I often thought of Dickens’ Our Mutual Friend while reading this. Both stories have the Thames river as a theme and setting, with a plot that turns upon the mystery of someone coming back from the dead—a mystery that alters the lives and reveals the hearts of all those connected to it. Themes of death and resurrection, the material body and the immaterial mystery of the heart, these overlap between both novels.
This is very much a character driven story, populated by the people who live along the river bank: an atheistic nurse and midwife, raised in a nunnery, searching for a rational explanation for something that cannot be explained; a woman innkeeper strong and hardy, with a dying husband and a fragile son; a wealthy couple shattered by grief at the loss of their only child, and bordering on emotional disintegration; a young woman, tormented by dark secrets and visions of her dead sister, and a mixed-race farmer, whose heart of gold is broken over a wicked son.

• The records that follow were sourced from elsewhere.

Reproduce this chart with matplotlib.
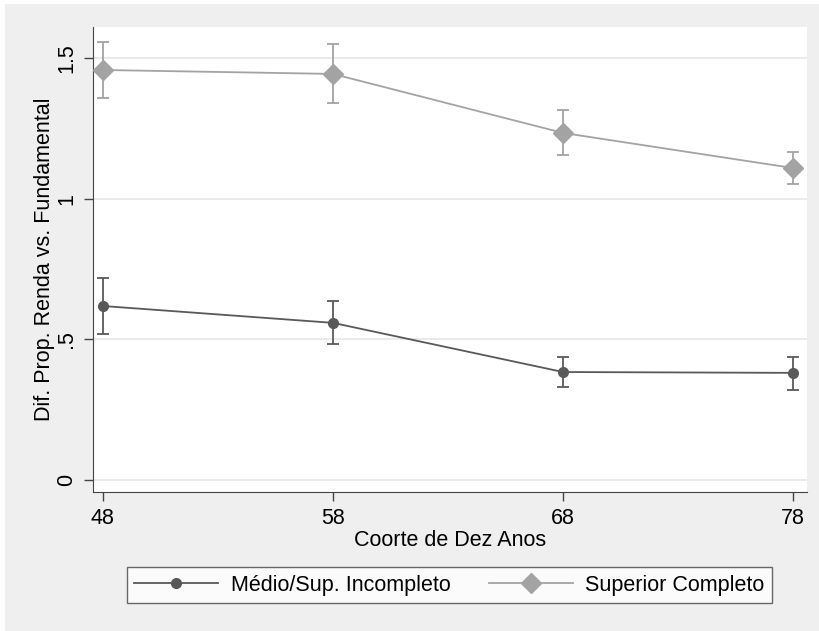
import matplotlib.pyplot as plt
from matplotlib.lines import Line2D
from matplotlib.patches import Rectangle
import numpy as np

plt.rcParams['font.family'] = ['Liberation Sans', 'DejaVu Sans']

coorte = [48, 58, 68, 78]
medio = [0.619, 0.559, 0.384, 0.381]
medio_lo = [0.520, 0.484, 0.331, 0.320]
medio_hi = [0.719, 0.637, 0.438, 0.438]
superior = [1.459, 1.445, 1.235, 1.110]
sup_lo = [1.359, 1.342, 1.157, 1.053]
sup_hi = [1.559, 1.552, 1.317, 1.167]

yticks = [0, 0.5, 1, 1.5]
ylabels = ['0', '.5', '1', '1.5']

c_med = '#595959'
c_sup = '#a3a3a3'
fs = 15.5

fig = plt.figure(figsize=(8.2, 6.31), dpi=100, facecolor='#efefef')
# thin white margin on top and left, as in the original export
fig.patches.append(Rectangle((0, 0), 5 / 820, 1, transform=fig.transFigure,
                             facecolor='white', edgecolor='none', zorder=-10))
fig.patches.append(Rectangle((0, 1 - 4 / 631), 1, 4 / 631, transform=fig.transFigure,
                             facecolor='white', edgecolor='none', zorder=-10))
ax = fig.add_axes([0.1134, 0.2203, 0.8706, 0.7369])
ax.set_facecolor('white')

med = np.array(medio)
sup = np.array(superior)
ax.errorbar(coorte, med, yerr=[med - np.array(medio_lo), np.array(medio_hi) - med],
            color=c_med, marker='o', markersize=7, lw=1.3, capsize=4.5, elinewidth=1.3,
            capthick=1.3, zorder=3)
ax.errorbar(coorte, sup, yerr=[sup - np.array(sup_lo), np.array(sup_hi) - sup],
            color=c_sup, marker='D', markersize=10, lw=1.3, capsize=4.5, elinewidth=1.3,
            capthick=1.3, zorder=3)

ax.set_xlim(47.57, 78.6)
ax.set_ylim(-0.043, 1.612)
ax.set_xticks(coorte)
ax.set_yticks(yticks)
ax.set_yticklabels(ylabels, rotation=90, va='center')
ax.tick_params(axis='both', labelsize=fs, length=6.5, color='#444444', width=1)
ax.tick_params(axis='y', pad=5)
ax.tick_params(axis='x', pad=5)
ax.grid(axis='y', color='#e8e8e8', lw=1.3)
ax.set_axisbelow(True)
for s in ['top', 'right']:
    ax.spines[s].set_visible(False)
for s in ['left', 'bottom']:
    ax.spines[s].set_color('#444444')

ax.set_xlabel('Coorte de Dez Anos', fontsize=fs, labelpad=1)
ax.set_ylabel('Dif. Prop. Renda vs. Fundamental', fontsize=fs, labelpad=1)

handles = [Line2D([], [], color=c_med, marker='o', markersize=7, lw=1.3),
           Line2D([], [], color=c_sup, marker='D', markersize=10, lw=1.3)]
labels = ['Médio/Sup. Incompleto', 'Superior Completo']
leg = fig.legend(handles, labels, loc='center', bbox_to_anchor=(449.5 / 820, 1 - 585 / 631),
                 ncol=2, fontsize=fs, frameon=True, fancybox=False, edgecolor='#444444',
                 handlelength=3.9, handletextpad=0.6, columnspacing=1.75, borderpad=0.35,
                 borderaxespad=0)
leg.get_frame().set_linewidth(1)

fig.savefig('out.png', dpi=100, facecolor=fig.get_facecolor())
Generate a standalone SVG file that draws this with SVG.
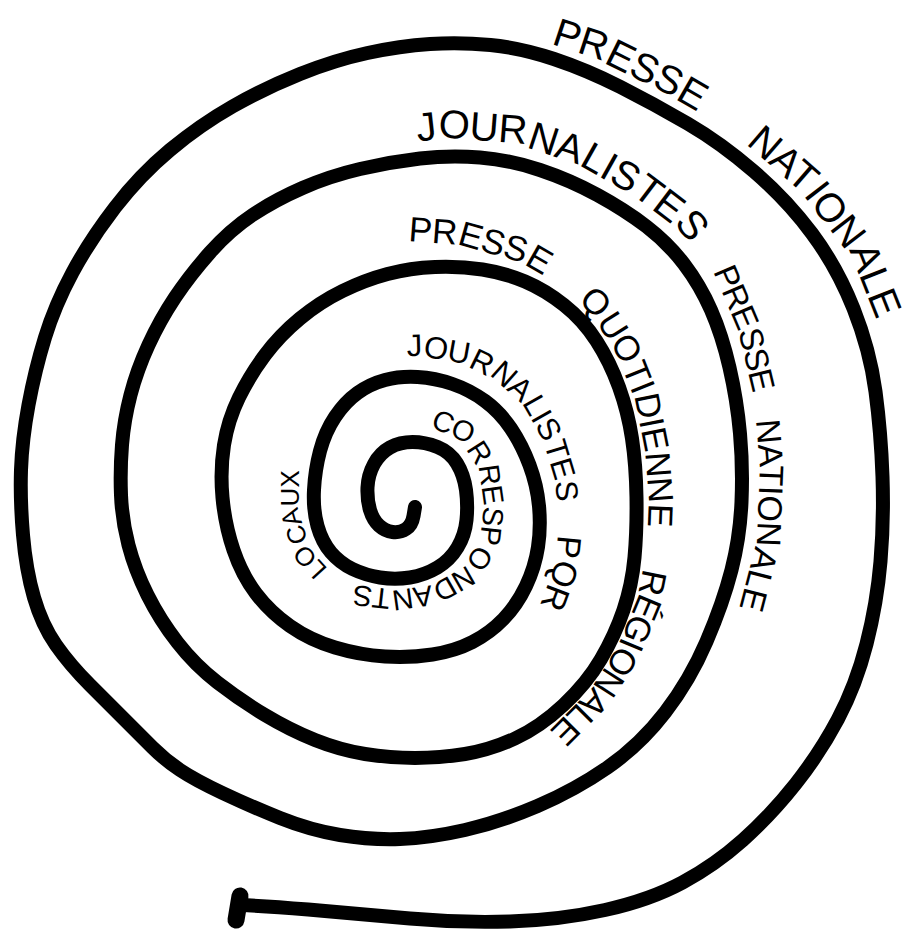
<svg xmlns="http://www.w3.org/2000/svg" width="914" height="940" viewBox="0 0 914 940">
<style>
.line{fill:none;stroke:#000;stroke-width:14;stroke-linecap:round;stroke-linejoin:round}
.lbl{font-family:"Liberation Sans",Arial,sans-serif;fill:#000}
</style>
<defs>
<path id="t1" d="M527,36 L594,58 L663,92 L732,132 L800,191 L853,260 L887,346 L899,432"/>
<path id="t2" d="M387,145 L450,138 L513,143 L577,164 L634,196 L680,231 L715,276 L738,330 L754,397 L760,467 L757,540 L739,609 L705,689"/>
<path id="t3" d="M395,240 L460,245 L520,262 L560,285 L592,315 L617,355 L635,400 L645,450 L649,500 L647,550 L637,600 L617,648 L590,690 L555,725 L515,750"/>
<path id="t4" d="M380,357 L420,356 L460,363 L495,380 L523,405 L543,440 L555,480 L559,525 L555,565 L540,605 L515,640"/>
<path id="t5" d="M428,426 L460,440 L479,470 L484,505 L480,540 L462,568 L432,585 L397,590 L362,586 L332,573 L310,549 L299,512 L299,468 L310,426"/>
</defs>
<rect width="914" height="940" fill="#fff"/>
<g id="connectors">
<path id="spiral" class="line" d="M415,507 L413.5,516 Q412,525 406,529 Q400,533 392.5,532 Q385,531 379,525.5 Q373,520 370,510 Q367,500 367.5,487.5 Q368,475 374,464 Q380,453 390,447.5 Q400,442 412.5,442 Q425,442 437.5,447 Q450,452 457,463.5 Q464,475 466,490 Q468,505 466.5,520 Q465,535 457.5,547.5 Q450,560 437.5,567.5 Q425,575 410,577.5 Q395,580 380,577.5 Q365,575 352.5,569 Q340,563 331,552.5 Q322,542 317.5,526 Q313,510 314,490 Q315,470 320,451 Q325,432 335,417 Q345,402 357.5,393 Q370,384 385,380 Q400,376 417.5,377 Q435,378 452.5,384 Q470,390 485,401 Q500,412 511,428.5 Q522,445 529.5,465 Q537,485 539,506 Q541,527 538,547 Q535,567 526,586 Q517,605 503.5,619 Q490,633 472.5,642 Q455,651 432.5,654.5 Q410,658 385,656.5 Q360,655 335,647.5 Q310,640 290,626 Q270,612 256,593.5 Q242,575 233.5,550 Q225,525 222.5,497.5 Q220,470 224,445 Q228,420 239,397.5 Q250,375 265,355 Q280,335 300,318.5 Q320,302 342.5,291 Q365,280 387.5,274 Q410,268 435,267 Q460,266 482.5,269.5 Q505,273 525,281.5 Q545,290 564,305 Q583,320 596.5,341 Q610,362 619,387 Q628,412 632,438.5 Q636,465 636.5,497.5 Q637,530 634.5,557.5 Q632,585 623.5,610 Q615,635 601,659 Q587,683 563.5,705 Q540,727 515,738.5 Q490,750 465,754 Q440,758 415,758 Q390,758 365,754 Q340,750 315,740 Q290,730 265,715 Q240,700 217.5,682.5 Q195,665 177.5,642.5 Q160,620 147.5,595 Q135,570 128.5,545 Q122,520 121,495 Q120,470 122,445 Q124,420 130.5,395 Q137,370 148.5,345 Q160,320 175,297.5 Q190,275 210,252.5 Q230,230 252.5,215 Q275,200 302.5,188 Q330,176 360,169 Q390,162 420,158.5 Q450,155 480,157.5 Q510,160 540,170 Q570,180 597.5,195 Q625,210 646.5,226.5 Q668,243 684,264 Q700,285 711,310 Q722,335 729.5,367.5 Q737,400 740,433.5 Q743,467 741.5,502 Q740,537 731.5,570 Q723,603 706.5,641.5 Q690,680 665,712.5 Q640,745 607.5,767.5 Q575,790 537.5,806 Q500,822 465,830 Q430,838 400,839 Q370,840 340,835 Q310,830 280,818 Q250,806 222.5,793 Q195,780 180,770 Q165,760 152.5,747.5 Q140,735 125,720 Q110,705 90,685 Q70,665 56,645 Q42,625 34,597.5 Q26,570 23,535 Q20,500 21,470 Q22,440 28.5,405 Q35,370 45,337.5 Q55,305 72.5,272.5 Q90,240 115,207.5 Q140,175 170,150 Q200,125 232.5,106.5 Q265,88 300,74 Q335,60 367.5,53 Q400,46 430,44 Q460,42 490.5,45 Q521,48 554,59 Q587,70 620.5,87 Q654,104 687.5,123.5 Q721,143 754,171.5 Q787,200 812,233.5 Q837,267 853.5,308.5 Q870,350 875.5,391.5 Q881,433 882.5,476.5 Q884,520 880.5,561.5 Q877,603 866.5,644 Q856,685 838,719 Q820,753 795.5,784 Q771,815 743,840 Q715,865 682.5,882.5 Q650,900 605,910 Q560,920 510,921.5 Q460,923 410,918.5 Q360,914 325,911 Q290,908 266.5,906.5 L243,905"/>
<path id="tail-knob" class="line" style="stroke-width:17" d="M240,896 L236,920"/>
</g>
<g id="label-presse-nationale">
<text class="lbl" font-size="40"><textPath href="#t1" startOffset="25">PRESSE</textPath></text>
<text class="lbl" font-size="40"><textPath href="#t1" startOffset="245">NATIONALE</textPath></text>
</g>
<g id="label-journalistes-presse-nationale">
<text class="lbl" font-size="40"><textPath href="#t2" startOffset="31">JOURNALISTES</textPath></text>
<text class="lbl" font-size="33" letter-spacing="-1"><textPath href="#t2" startOffset="369">PRESSE</textPath></text>
<text class="lbl" font-size="34"><textPath href="#t2" startOffset="525">NATIONALE</textPath></text>
</g>
<g id="label-pqr">
<text class="lbl" font-size="35"><textPath href="#t3" startOffset="13">PRESSE</textPath></text>
<text class="lbl" font-size="35"><textPath href="#t3" startOffset="198">QUOTIDIENNE</textPath></text>
<text class="lbl" font-size="35" letter-spacing="-1.5"><textPath href="#t3" startOffset="483">RÉGIONALE</textPath></text>
</g>
<g id="label-journalistes-pqr">
<text class="lbl" font-size="31"><textPath href="#t4" startOffset="27">JOURNALISTES</textPath></text>
<text class="lbl" font-size="34"><textPath href="#t4" startOffset="294">PQR</textPath></text>
</g>
<g id="label-correspondants-locaux">
<text class="lbl" font-size="29"><textPath href="#t5" startOffset="2">CORRESPONDANTS</textPath></text>
<text class="lbl" font-size="26"><textPath href="#t5" startOffset="318">LOCAUX</textPath></text>
</g>
</svg>
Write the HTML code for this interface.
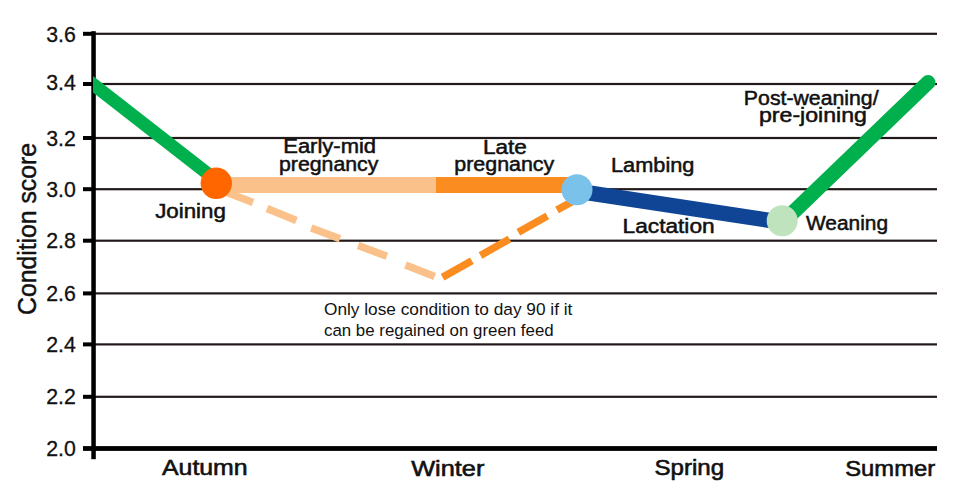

They all differ widely in status and education, but their stories slowly interconnect, like little tributaries finding their way together to merge into one river, having their source in the same place—their need for healing and love. They are all outsiders in some way, due to race, disability or trauma. What brings them together is the appearance of a child who appears one winter solstice night: a child who seems to be dead, but now is alive. Every person who comes into contact with her feels that she belongs to them in some way, while she seems to belong only to the River. Emotional wounds are opened, and life and death ebbs and flows between the characters as they come to terms with their own hearts, and rewrite their lives as new stories.
This is categorised as historical fiction, but it reads like a fairy tale; there are dragons, an uncanny pig, and a spectral ferryman who haunts the river either to save a life, or take it into the unknown. I loved the multi-layered themes: science and magic, life and death, the rational and the mysterious. The lines between madness and reality, joy and sorrow, the seen and the unseen are often fluid lines indeed.
This has some adult themes of abuse, but I didn’t find them gratuitous, and thought they were conveyed sensitively and without graphic imagery.